7.15 The Schedule II to the CGST/SGST Act, 2017 describes the activities to be treated as supply of goods or supply of services. As per clause 6 of the Schedule, the following composite supply is declared as supply of service:
“Supply, by way of or as part of any service or in any other manner whatsoever, of goods, being food or any other article for human consumption or any drink (other than alcoholic liquor for human consumption), where such supply or service is-for cash, deferred payment or other valuable consideration.”
7.16 In the instant case, the Appellant had established the canteen in their premises and has been bearing a part of the cost for providing the food/beverages to their employees and a part of the cost is being collected from employees, as fixed by the Managing Committee of the Appellant. The supply of the food/beverages, although at subsidized rates, by the Appellant/employer to their employees is certainly an activity amounting to supply of service and attracts levy of GST on that part of the consideration being charged for such supply.
7.17 the Appellant had cited a judgement of Hon’ble High Court of Andhra Pradesh in the case of M/s Bhimas Hotels Private limited Vs Union Of India [2017(3)GSTL 30(AP)]. But. the case pertains to erstwhile Service lax law, when Service tax and value added tax were two different laws. In fact, the Hon’ble High Court had. inter alia. held that food provided to the employees was taxed under VAT and same could not be subjected to Service Tax. the instant case pertains to GST regime and there is no issue of double taxation as was the case in the judgement cited supra. Hence the facts of the case were different and the ratio of this judgement cannot be applied to the subject case.

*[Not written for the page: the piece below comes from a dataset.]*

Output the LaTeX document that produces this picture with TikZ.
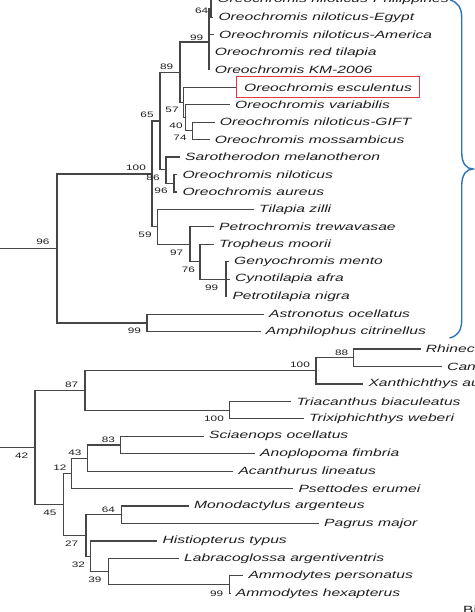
\documentclass[tikz,border=0pt]{standalone}
\usepackage{fontspec}
\newfontfamily\labfont[FakeStretch=1.49]{Liberation Sans}
\definecolor{branch}{RGB}{70,70,70}
\definecolor{txt}{RGB}{30,30,30}
\definecolor{boxred}{RGB}{222,58,68}
\definecolor{braceblue}{RGB}{46,117,182}

\begin{document}
\begin{tikzpicture}[x=1pt,y=-1pt,
  br/.style={draw=branch,line width=1.2pt},
  leaf/.style={anchor=west,inner xsep=5pt,inner ysep=1pt,text=txt,
    font=\labfont\itshape\fontsize{10.5}{12}\selectfont},
  bs/.style={text=txt,inner sep=0pt,font=\labfont\fontsize{7.9}{9}\selectfont}]
  \useasboundingbox (0,0) rectangle (474,612);
  % internal nodes of the two trees
  \coordinate (n96) at (57,248.4);   \coordinate (n100) at (152,174);
  \coordinate (n65) at (160,121.1);  \coordinate (n89) at (180,72.4);
  \coordinate (n99a) at (209,42);    \coordinate (n64) at (211,8.7);
  \coordinate (n57) at (183.3,102.7);\coordinate (n40) at (185.7,117.6);
  \coordinate (n74) at (192.7,130.9);\coordinate (n86) at (166,169.8);
  \coordinate (n96b) at (174,183.2); \coordinate (n59) at (157.7,226.8);
  \coordinate (n97) at (190,244.2);  \coordinate (n76) at (200,261.7);
  \coordinate (n99c) at (226,279.2); \coordinate (n99d) at (147,322.9);
  \coordinate (n42) at (35,447.5);   \coordinate (n87) at (85,390.5);
  \coordinate (n100a) at (316,370.8);\coordinate (n88) at (353.3,357.7);
  \coordinate (n100b) at (229.3,410.1);\coordinate (n45) at (63.3,504.5);
  \coordinate (n12) at (71.7,473.4); \coordinate (n43) at (87.3,458.1);
  \coordinate (n83) at (120.7,445);  \coordinate (n27) at (86,535.5);
  \coordinate (n64b) at (121.7,514.8);\coordinate (n32) at (90.7,556.2);
  \coordinate (n39) at (108.3,571.5);\coordinate (n99e) at (229.3,584.6);
  \coordinate (r1) at (0,248.4);     \coordinate (r2) at (0,447.5);

  % leaves: name/row/tip/label
  \foreach \n/\r/\t/\s in {
    phil/0/212.3/Oreochromis niloticus-Philippines,
    egy/1/213.3/Oreochromis niloticus-Egypt,
    ame/2/214/Oreochromis niloticus-America,
    red/3/209.7/Oreochromis red tilapia,
    km/4/209.7/Oreochromis KM-2006,
    var/6/230/Oreochromis variabilis,
    gift/7/214.7/Oreochromis niloticus-GIFT,
    mos/8/209.7/Oreochromis mossambicus,
    sar/9/180/Sarotherodon melanotheron,
    nil/10/177.3/Oreochromis niloticus,
    aur/11/177.3/Oreochromis aureus,
    zil/12/254/Tilapia zilli,
    pet/13/214/Petrochromis trewavasae,
    tro/14/214/Tropheus moorii,
    gen/15/229/Genyochromis mento,
    cyn/16/230/Cynotilapia afra,
    ptl/17/227.3/Petrotilapia nigra,
    ast/18/264/Astronotus ocellatus,
    amp/19/260.7/Amphilophus citrinellus,
    rhi/20/420.7/Rhineca,
    can/21/442/Can,
    xan/22/363.3/Xanthichthys au,
    tri/23/291.3/Triacanthus biaculeatus,
    trx/24/304/Trixiphichthys weberi,
    sci/25/204/Sciaenops ocellatus,
    ano/26/255/Anoplopoma fimbria,
    aca/27/233.3/Acanthurus lineatus,
    pse/28/293.3/Psettodes erumei,
    mon/29/189/Monodactylus argenteus,
    pag/30/319/Pagrus major,
    his/31/157.3/Histiopterus typus,
    lab/32/179/Labracoglossa argentiventris,
    amper/33/243.3/Ammodytes personatus,
    amhex/34/230.7/Ammodytes hexapterus}
    \node[leaf] (\n) at (\t,17.45*\r) {\s};
  \node[leaf,draw=boxred,line width=0.9pt,inner xsep=8pt,text width=167pt,
    minimum height=20.7pt] (esc) at (235.7,87.25) {\mbox{Oreochromis esculentus}};

  % branches
  \draw[br] (r1) -- (n96);
  \draw[br] (r2) -- (n42);
  \foreach \p/\c in {n96/n100,n96/n99d,n100/n65,n100/n59,n65/n89,n65/n86,
      n89/n99a,n89/n57,n99a/n64,n57/n40,n40/n74,n86/n96b,n59/n97,n97/n76,
      n76/n99c,n42/n87,n42/n45,n87/n100a,n87/n100b,n100a/n88,n45/n12,
      n45/n27,n12/n43,n43/n83,n27/n64b,n27/n32,n32/n39,n39/n99e}
    \draw[br] (\p) |- (\c);
  \foreach \p/\c in {n64/phil,n64/egy,n99a/ame,n99a/red,n99a/km,n57/esc,
      n40/var,n74/gift,n74/mos,n86/sar,n96b/nil,n96b/aur,n59/zil,n97/pet,
      n76/tro,n99c/gen,n99c/cyn,n99c/ptl,n99d/ast,n99d/amp,n88/rhi,n88/can,
      n100a/xan,n100b/tri,n100b/trx,n83/sci,n83/ano,n43/aca,n12/pse,
      n64b/mon,n64b/pag,n32/his,n39/lab,n99e/amper,n99e/amhex}
    \draw[br] (\p) |- (\c.west);

  % bootstrap values
  \foreach \v/\x/\y [count=\i] in {64/201.7/11,99/196.7/37.3,89/166.7/66.7,
      65/147/115,57/172/110,40/176/126,74/180/138,100/136/168,86/153/178,
      96/161/191,59/145/234.3,97/176.7/252.3,76/188.3/270,99/211.7/287.3,
      96/43/242,99/134.3/331,42/21.7/456,87/71.7/384.3,100/300/365,
      88/341.7/352.3,100/214/419,83/108.3/439.3,43/75/452.7,12/60/467.3,
      45/50/513.3,64/108.3/509.3,27/71.7/544,32/78.3/565,39/95/580,
      99/216.7/593.3}
    \node[bs] (b\i) at (\x,\y) {\v};

  % brace on the right
  \draw[draw=braceblue,line width=1.4pt]
    (450,0) .. controls (458,2) and (461.7,8) .. (461.7,18) -- (461.7,152)
    .. controls (461.7,163) and (466,169) .. (473,169)
    .. controls (466,169) and (461.7,175) .. (461.7,186) -- (461.7,320)
    .. controls (461.7,330) and (458,336) .. (449.5,338);
  \node[anchor=base west,inner sep=0pt,text=txt,
    font=\labfont\fontsize{10.5}{12}\selectfont] (cut) at (463,613.5) {Bi};
\end{tikzpicture}
\end{document}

7.18 the Appellant had also cited some AAR/AAAR rulings in their support. But, these citations are not binding; although have persuasive value. In light of the detailed discussion supra, we do not accept the ratio of various AAR/AAAR rulings cited by the Appellant, in their support.
8. In view of the foregoing facts, circumstances and provisions of the GST law, we hold that there is no case to deviate from the decision of the Authority for Advance Ruling of Tamil Nadu, vide AAR No.20/AAR/2022 dated 31.05.2022. on which the present appeal was filed.
9. Accordingly, we pass the following order:
RULING
We uphold the decision of the Authority for Advance Ruling of Tamil Nadu, vide AAR No.20/AAR/2022 dated 31.05.2022 and reject the subject appeal.